Voltaire did not say “I Disapprove of What You Say, But I Will Defend to the Death Your Right to Say It,” despite the insistence of 1.8 million results in a Google Search. I have fallen in love with the Quote Investigator website, which deals with the Voltaire quote, among many others.

It's been years now since I decided to apply the old journalism rule, “If your mother says she loves you, check it out” to every Internet quote whose attribution seems the least bit dubious. I am as scrupulous as I can be; for me there is no such thing as a quote too good to check out. I am proud of the integrity on my Journalism Quotes page; I will stand by every attribution, especially the ones I heard personally.

Recently I was pointed at the quote “Don’t walk in front of me, I may not follow. Don’t walk behind me, I may not lead. Just walk beside me and be my friend.” [So good I made it an item in This and That].

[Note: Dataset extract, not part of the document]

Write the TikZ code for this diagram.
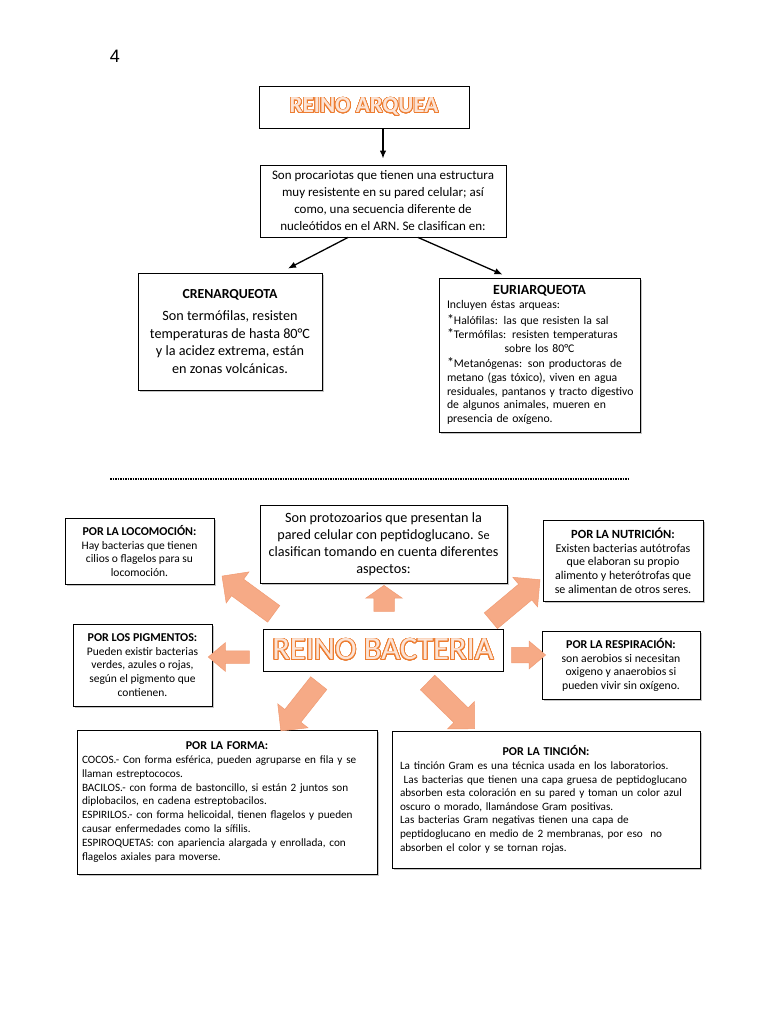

Despite 234 websites to the contrary it was almost certainly not Camus who said it or wrote it. The Internet’s best guess is that it was a Jewish Camp song, with the added line at the end, “And together, we will walk in the ways of Hashem.” Probably trimmed off because it would cast doubt on Camus as the source (raised a Catholic, he died an atheist/existentialist).


This and That

Quote: Pain and Suffering
Worth repeating, from Clark’s essay elsewhere: Sylvia Boorstein, a wonderful Buddhist writer, summed up her philosophy in It’s Easier Than You Think: “Pain is inevitable. Suffering is optional.”

Trump Library
Plans for the Trump Presidential Library

Orinda Theater
I love the Orinda Theater. If you do too, it’s time to make a GoFundMe donation. Wouldn’t it be nice to have a local theater open when the pandemic is over?

Thanksgiving Humor
Marjorie Gottlieb Wolfe has some funny holiday observations: Let’s Talk Turkey.

Flannel Sheets
We just ordered a flannel sheet set. So, now instead of feeling like I am wrapped in metaphorical comfy flannel sheets just 16 ½ hours a day, I’ll feel that way 24 hours a day, 7 ½ of them literal.

Quote: Friendship
“Don’t walk in front of me, I may not follow. Don’t walk behind me, I may not lead. Just walk beside me and be my friend.”
--Anonymous; almost certainly not Camus.